2. **What's a formal power series?** It's an infinite sum like `f(x) = a_0 + a_1 x + a_2 x^2 + ...` where `a_i` are numbers from our ring `R`.
3. **How do we multiply them?** If `f(x) = Σ a_i x^i` and `g(x) = Σ b_j x^j`, then their product `f(x)g(x) = Σ c_k x^k` where `c_k = a_0 b_k + a_1 b_{k-1} + ... + a_k b_0`.

Now, let's break the problem into two parts:

**Part 1: If `f(x)` is a unit in `R[[x]]`, then `a_0` is a unit in `R`.**
* Let's assume `f(x)` is a unit. This means there's another formal power series, let's call it `g(x) = b_0 + b_1 x + b_2 x^2 + ...`, such that when we multiply `f(x)` and `g(x)`, we get `1`. (The '1' here means the series `1 + 0x + 0x^2 + ...`).
* Let's look at the very first term (the constant term, the one without an `x`) of the product `f(x)g(x)`. Using our multiplication rule, the constant term `c_0` is `a_0 * b_0`.
* Since `f(x)g(x) = 1`, the constant term `c_0` *must* be `1`.
* So, we have `a_0 * b_0 = 1`. This immediately tells us that `b_0` is the "reciprocal" (or inverse) of `a_0` in the ring `R`. Therefore, `a_0` is a unit in `R`.

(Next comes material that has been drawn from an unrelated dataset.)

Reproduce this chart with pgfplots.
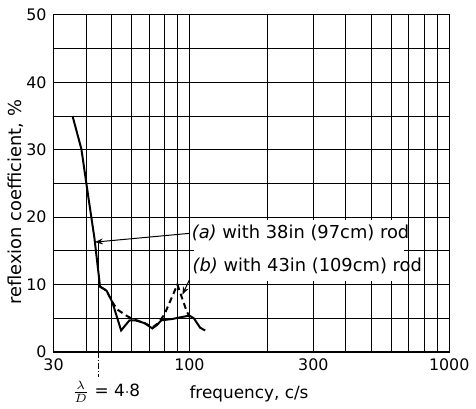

**Part 2: If `a_0` is a unit in `R`, then `f(x)` is a unit in `R[[x]]`.**
* This time, we're given that `a_0` is a unit in `R`, meaning `a_0^{-1}` (its inverse) exists in `R`. We need to *find* a series `g(x) = b_0 + b_1 x + b_2 x^2 + ...` such that `f(x)g(x) = 1`.
* We can find the `b_i` terms one by one, using the fact that `f(x)g(x)` must equal `1 + 0x + 0x^2 + ...`.
* **For the constant term (`x^0`):** The coefficient of `x^0` in `f(x)g(x)` is `a_0 * b_0`. This must equal `1`. Since `a_0` is a unit, we can set `b_0 = a_0^{-1}`. We found `b_0`!
* **For the `x^1` term:** The coefficient of `x^1` in `f(x)g(x)` is `a_0 * b_1 + a_1 * b_0`. This must equal `0`.
So, `a_0 * b_1 + a_1 * b_0 = 0`.
We can rearrange this: `a_0 * b_1 = - (a_1 * b_0)`.
Since `a_0^{-1}` exists, we can find `b_1`: `b_1 = a_0^{-1} * (-a_1 * b_0)`. We already know `b_0`, so `b_1` is now determined!
* **For the `x^2` term:** The coefficient of `x^2` in `f(x)g(x)` is `a_0 * b_2 + a_1 * b_1 + a_2 * b_0`. This must also equal `0`.
So, `a_0 * b_2 = - (a_1 * b_1 + a_2 * b_0)`.
Again, since `a_0^{-1}` exists, we can find `b_2`: `b_2 = a_0^{-1} * -(a_1 * b_1 + a_2 * b_0)`. We already know `b_0` and `b_1`, so `b_2` is determined!
* We can continue this process for every `k`. The coefficient of `x^k` in `f(x)g(x)` is `a_0 b_k + a_1 b_{k-1} + ... + a_k b_0`. We set this to `0` (for `k > 0`). We can always isolate `a_0 b_k` and then multiply by `a_0^{-1}` to find `b_k`, because `b_k` only depends on the `a_i` terms and the `b_j` terms with smaller indices (which we've already found).
* Since we can find all the `b_k` terms, we've successfully constructed a series `g(x)` that is the inverse of `f(x)`.
* Therefore, `f(x)` is a unit in `R[[x]]`.

Since both parts are true, we've shown that `f(x)` is a unit in `R[[x]]` if and only if `a_0` is a unit in `R`.